Holding — Buchanan, J.
- The Supreme Court of Virginia held that the indemnity bond did not create any obligation to protect materialmen like Esso and thus, Esso had no right to recover under the bond.
Rule
- A surety bond does not create rights for third parties, such as material suppliers, unless the bond explicitly states an intent to protect those parties.
Reasoning
- The court reasoned that the bond was specifically for the benefit of the city and not for any third parties, including material suppliers.
- The bond included a clause stating that no right of action would accrue to anyone other than the city, which indicated a clear intent to limit liability to the city alone.
- Although the bond incorporated the contractor's agreement by reference, the court found no intent in the contract or the bond to protect materialmen.

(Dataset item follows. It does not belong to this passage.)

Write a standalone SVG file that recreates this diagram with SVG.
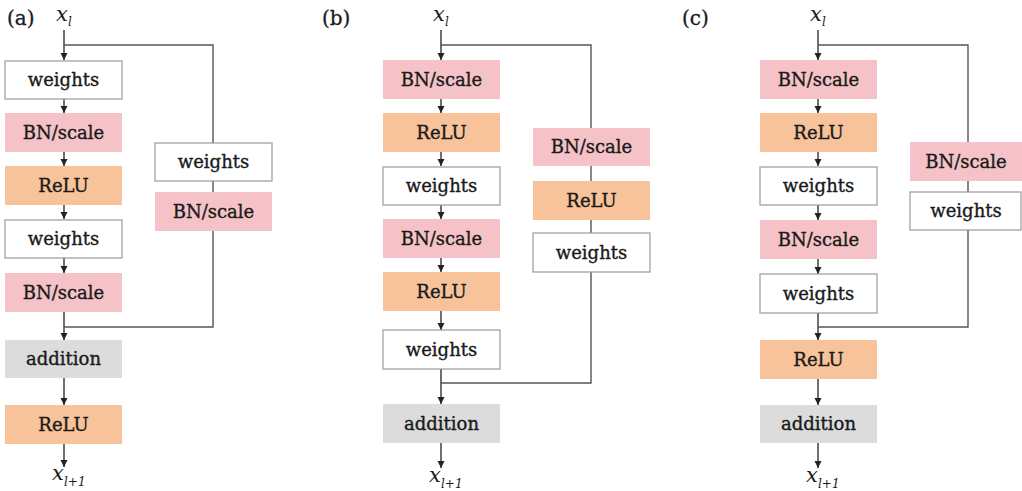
<svg xmlns="http://www.w3.org/2000/svg" width="1022" height="491" viewBox="0 0 1022 491">
<style>
.t{font-family:"DejaVu Serif","Liberation Serif",serif;font-size:18px;fill:#1a1a1a;stroke:#1a1a1a;stroke-width:0.35;text-anchor:middle}
.lab{font-family:"DejaVu Serif","Liberation Serif",serif;font-size:20px;fill:#1a1a1a;stroke:#1a1a1a;stroke-width:0.3}
.m{font-family:"DejaVu Serif","Liberation Serif",serif;font-style:italic;fill:#1a1a1a}
.w{fill:#fff;stroke:#9a9a9a;stroke-width:1.2}
.bn{fill:#f5c3c7}
.re{fill:#f8c39b}
.ad{fill:#dcdcdc}
.c{fill:none;stroke:#333;stroke-width:1.4}
.s{fill:none;stroke:#555;stroke-width:1.4}
</style>
<defs>
<marker id="ah" markerUnits="userSpaceOnUse" markerWidth="8" markerHeight="8" refX="7" refY="4" orient="auto">
<path d="M0,0.5 L7,4 L0,7.5 z" fill="#222"/>
</marker>
</defs>
<rect width="1022" height="491" fill="#fff"/>
<text class="lab" x="7" y="25">(a)</text>
<text class="lab" x="322" y="25">(b)</text>
<text class="lab" x="682" y="25">(c)</text>

<g id="connectors">
<!-- (a) -->
<path class="c" d="M64,30 V60" marker-end="url(#ah)"/>
<path class="c" d="M64,99 V113" marker-end="url(#ah)"/>
<path class="c" d="M64,152 V166" marker-end="url(#ah)"/>
<path class="c" d="M64,205 V219" marker-end="url(#ah)"/>
<path class="c" d="M64,258 V273" marker-end="url(#ah)"/>
<path class="c" d="M64,312 V340" marker-end="url(#ah)"/>
<path class="c" d="M64,378 V405" marker-end="url(#ah)"/>
<path class="c" d="M64,444 V467" marker-end="url(#ah)"/>
<path class="s" d="M64,45 H213 V143"/>
<path class="s" d="M213,181 V192"/>
<path class="s" d="M213,231 V327 H64"/>
<!-- (b) -->
<path class="c" d="M441,30 V60" marker-end="url(#ah)"/>
<path class="c" d="M441,99 V113" marker-end="url(#ah)"/>
<path class="c" d="M441,152 V166" marker-end="url(#ah)"/>
<path class="c" d="M441,205 V219" marker-end="url(#ah)"/>
<path class="c" d="M441,258 V272" marker-end="url(#ah)"/>
<path class="c" d="M441,311 V330" marker-end="url(#ah)"/>
<path class="c" d="M441,369 V404" marker-end="url(#ah)"/>
<path class="c" d="M441,443 V468" marker-end="url(#ah)"/>
<path class="s" d="M441,45 H591 V128"/>
<path class="s" d="M591,166 V181"/>
<path class="s" d="M591,220 V233"/>
<path class="s" d="M591,272 V383 H441"/>
<!-- (c) -->
<path class="c" d="M818,30 V60" marker-end="url(#ah)"/>
<path class="c" d="M818,99 V113" marker-end="url(#ah)"/>
<path class="c" d="M818,152 V166" marker-end="url(#ah)"/>
<path class="c" d="M818,205 V220" marker-end="url(#ah)"/>
<path class="c" d="M818,259 V274" marker-end="url(#ah)"/>
<path class="c" d="M818,313 V340" marker-end="url(#ah)"/>
<path class="c" d="M818,379 V405" marker-end="url(#ah)"/>
<path class="c" d="M818,443 V468" marker-end="url(#ah)"/>
<path class="s" d="M818,45 H968 V142"/>
<path class="s" d="M968,181 V192"/>
<path class="s" d="M968,230 V327 H818"/>
</g>

<!-- (a) nodes -->
<g id="a-xl"><text class="m" x="56" y="21" font-size="21">x</text><text class="m" x="68" y="26" font-size="12">l</text></g>
<g id="a-w1"><rect class="w" x="5" y="61" width="117" height="38"/><text class="t" x="63.5" y="86">weights</text></g>
<g id="a-bn1"><rect class="bn" x="5" y="113" width="117" height="39"/><text class="t" x="63.5" y="139">BN/scale</text></g>
<g id="a-relu1"><rect class="re" x="5" y="166" width="117" height="39"/><text class="t" x="63.5" y="192">ReLU</text></g>
<g id="a-w2"><rect class="w" x="5" y="220" width="117" height="38"/><text class="t" x="63.5" y="245">weights</text></g>
<g id="a-bn2"><rect class="bn" x="5" y="273" width="117" height="39"/><text class="t" x="63.5" y="299">BN/scale</text></g>
<g id="a-add"><rect class="ad" x="5" y="340" width="117" height="38"/><text class="t" x="63.5" y="365">addition</text></g>
<g id="a-relu2"><rect class="re" x="5" y="405" width="117" height="39"/><text class="t" x="63.5" y="431">ReLU</text></g>
<g id="a-xl1"><text class="m" x="52" y="480" font-size="21">x</text><text class="m" x="64" y="486" font-size="12">l+1</text></g>
<g id="a-sw"><rect class="w" x="155" y="143" width="117" height="38"/><text class="t" x="213.5" y="168">weights</text></g>
<g id="a-sbn"><rect class="bn" x="155" y="192" width="117" height="39"/><text class="t" x="213.5" y="218">BN/scale</text></g>

<!-- (b) nodes -->
<g id="b-xl"><text class="m" x="433" y="21" font-size="21">x</text><text class="m" x="445" y="26" font-size="12">l</text></g>
<g id="b-bn1"><rect class="bn" x="383" y="60" width="117" height="39"/><text class="t" x="441.5" y="86">BN/scale</text></g>
<g id="b-relu1"><rect class="re" x="383" y="113" width="117" height="39"/><text class="t" x="441.5" y="139">ReLU</text></g>
<g id="b-w1"><rect class="w" x="383" y="167" width="117" height="38"/><text class="t" x="441.5" y="192">weights</text></g>
<g id="b-bn2"><rect class="bn" x="383" y="219" width="117" height="39"/><text class="t" x="441.5" y="245">BN/scale</text></g>
<g id="b-relu2"><rect class="re" x="383" y="272" width="117" height="39"/><text class="t" x="441.5" y="298">ReLU</text></g>
<g id="b-w2"><rect class="w" x="383" y="330" width="117" height="39"/><text class="t" x="441.5" y="356">weights</text></g>
<g id="b-add"><rect class="ad" x="383" y="404" width="117" height="39"/><text class="t" x="441.5" y="430">addition</text></g>
<g id="b-xl1"><text class="m" x="429" y="482" font-size="21">x</text><text class="m" x="441" y="488" font-size="12">l+1</text></g>
<g id="b-sbn"><rect class="bn" x="533" y="128" width="117" height="38"/><text class="t" x="591.5" y="153">BN/scale</text></g>
<g id="b-srelu"><rect class="re" x="533" y="181" width="117" height="39"/><text class="t" x="591.5" y="207">ReLU</text></g>
<g id="b-sw"><rect class="w" x="533" y="233" width="117" height="39"/><text class="t" x="591.5" y="259">weights</text></g>

<!-- (c) nodes -->
<g id="c-xl"><text class="m" x="810" y="21" font-size="21">x</text><text class="m" x="822" y="26" font-size="12">l</text></g>
<g id="c-bn1"><rect class="bn" x="760" y="60" width="117" height="39"/><text class="t" x="818.5" y="86">BN/scale</text></g>
<g id="c-relu1"><rect class="re" x="760" y="113" width="117" height="39"/><text class="t" x="818.5" y="139">ReLU</text></g>
<g id="c-w1"><rect class="w" x="760" y="167" width="117" height="38"/><text class="t" x="818.5" y="192">weights</text></g>
<g id="c-bn2"><rect class="bn" x="760" y="220" width="117" height="39"/><text class="t" x="818.5" y="246">BN/scale</text></g>
<g id="c-w2"><rect class="w" x="760" y="274" width="117" height="39"/><text class="t" x="818.5" y="300">weights</text></g>
<g id="c-relu2"><rect class="re" x="760" y="340" width="117" height="39"/><text class="t" x="818.5" y="366">ReLU</text></g>
<g id="c-add"><rect class="ad" x="760" y="405" width="117" height="38"/><text class="t" x="818.5" y="430">addition</text></g>
<g id="c-xl1"><text class="m" x="806" y="482" font-size="21">x</text><text class="m" x="818" y="488" font-size="12">l+1</text></g>
<g id="c-sbn"><rect class="bn" x="910" y="142" width="112" height="39"/><text class="t" x="966" y="168">BN/scale</text></g>
<g id="c-sw"><rect class="w" x="910" y="192" width="111" height="38"/><text class="t" x="966" y="217">weights</text></g>
</svg>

- Furthermore, the provisions in the contract, which required the contractor to pay for materials and allowed the city to retain a portion of the contract price until payment was made, were understood to benefit the city and the surety, not the suppliers.
- The court highlighted that unless a bond explicitly includes protections for third parties, courts are reluctant to imply such obligations.
- The clear language of the bond indicated that Esso, as a material supplier, had no standing to sue under it.
Deep Dive: How the Court Reached Its Decision
Court's Interpretation of the Bond
The Supreme Court of Virginia interpreted the indemnity bond as being exclusively for the benefit of the city of Charlottesville, the obligee named in the bond. The bond explicitly stated that no right of action would accrue to any party other than the city, indicating a clear intent to limit liability solely to the city. The court noted that the bond was not a performance bond or a labor and material payment bond, but specifically an indemnity bond meant to protect the city against losses resulting from the contractor's failure to perform. This interpretation was reinforced by the bond's language and the absence of any provisions that would grant rights to material suppliers like Esso. Furthermore, the court emphasized that while the bond incorporated the contractor's agreement by reference, it did not imply any intention to protect third parties, such as materialmen, from claims against the contractor.
Analysis of the Contractual Relationship
The court examined the contractual obligations outlined in the agreement between the city and the contractor, which required the contractor to pay for materials supplied. The provisions in the contract allowed the city to retain a portion of the contract price until the contractor settled all claims for materials and labor. The court reasoned that these provisions were designed to benefit the city and the surety rather than the suppliers. The contractor's obligation to pay for materials was viewed as a duty owed to the city, not a promise that created enforceable rights for material suppliers like Esso. The court concluded that the arrangement was intended to secure the city's financial interests in the completion of the project while ensuring that the contractor met its obligations, rather than creating a direct benefit for third-party materialmen.
Exclusion of Third-Party Beneficiaries
The court highlighted the principle that a surety bond does not automatically create rights for third parties unless the terms of the bond explicitly indicate an intention to confer such rights. In this case, the bond specifically stated that it was for the sole benefit of the city, which served to negate any assumption that it would also protect materialmen. The court rejected Esso's argument that the bond should be interpreted more broadly to include protections for suppliers, emphasizing instead that the clear language of the bond limited the right of action to the city alone. The court underscored that without any express provisions indicating an intent to protect materialmen, it would not read into the bond an obligation that did not exist. This strict interpretation served to reaffirm the contractual boundaries established by the parties involved.
Comparison to Other Cases
The court contrasted the present case with other cases where courts recognized rights for materialmen based on the specific language of the bonds involved. In those cases, the bonds included explicit promises to pay laborers and materialmen or were conditioned to protect such third parties. The court noted that unlike those situations, the bond in this case contained a clear stipulation that no right of action would accrue to anyone other than the city. This distinction was crucial in determining the court's ruling, as it reaffirmed the importance of the specific language used in contractual agreements and the necessity for clear intent when establishing rights for third parties. The court's analysis reflected a broader legal principle that parties may limit their obligations and liabilities through precise contractual language.
Conclusion on Surety's Liability
Ultimately, the Supreme Court of Virginia concluded that Century Indemnity Company had no obligation to Esso as a material supplier under the bond. The court's ruling reversed the lower court's judgment in favor of Esso, reinforcing that the indemnity bond did not extend protection beyond the city. The decision emphasized that unless a surety bond explicitly states an intent to benefit third parties, courts would not imply such benefits into the agreement. The court's interpretation underscored the legal principle that the rights and liabilities of parties to a contract are defined by their explicit terms, and that third parties cannot claim rights not expressly granted within those terms. This ruling helped to clarify the boundaries of suretyship and the importance of clear contractual language in determining rights and obligations.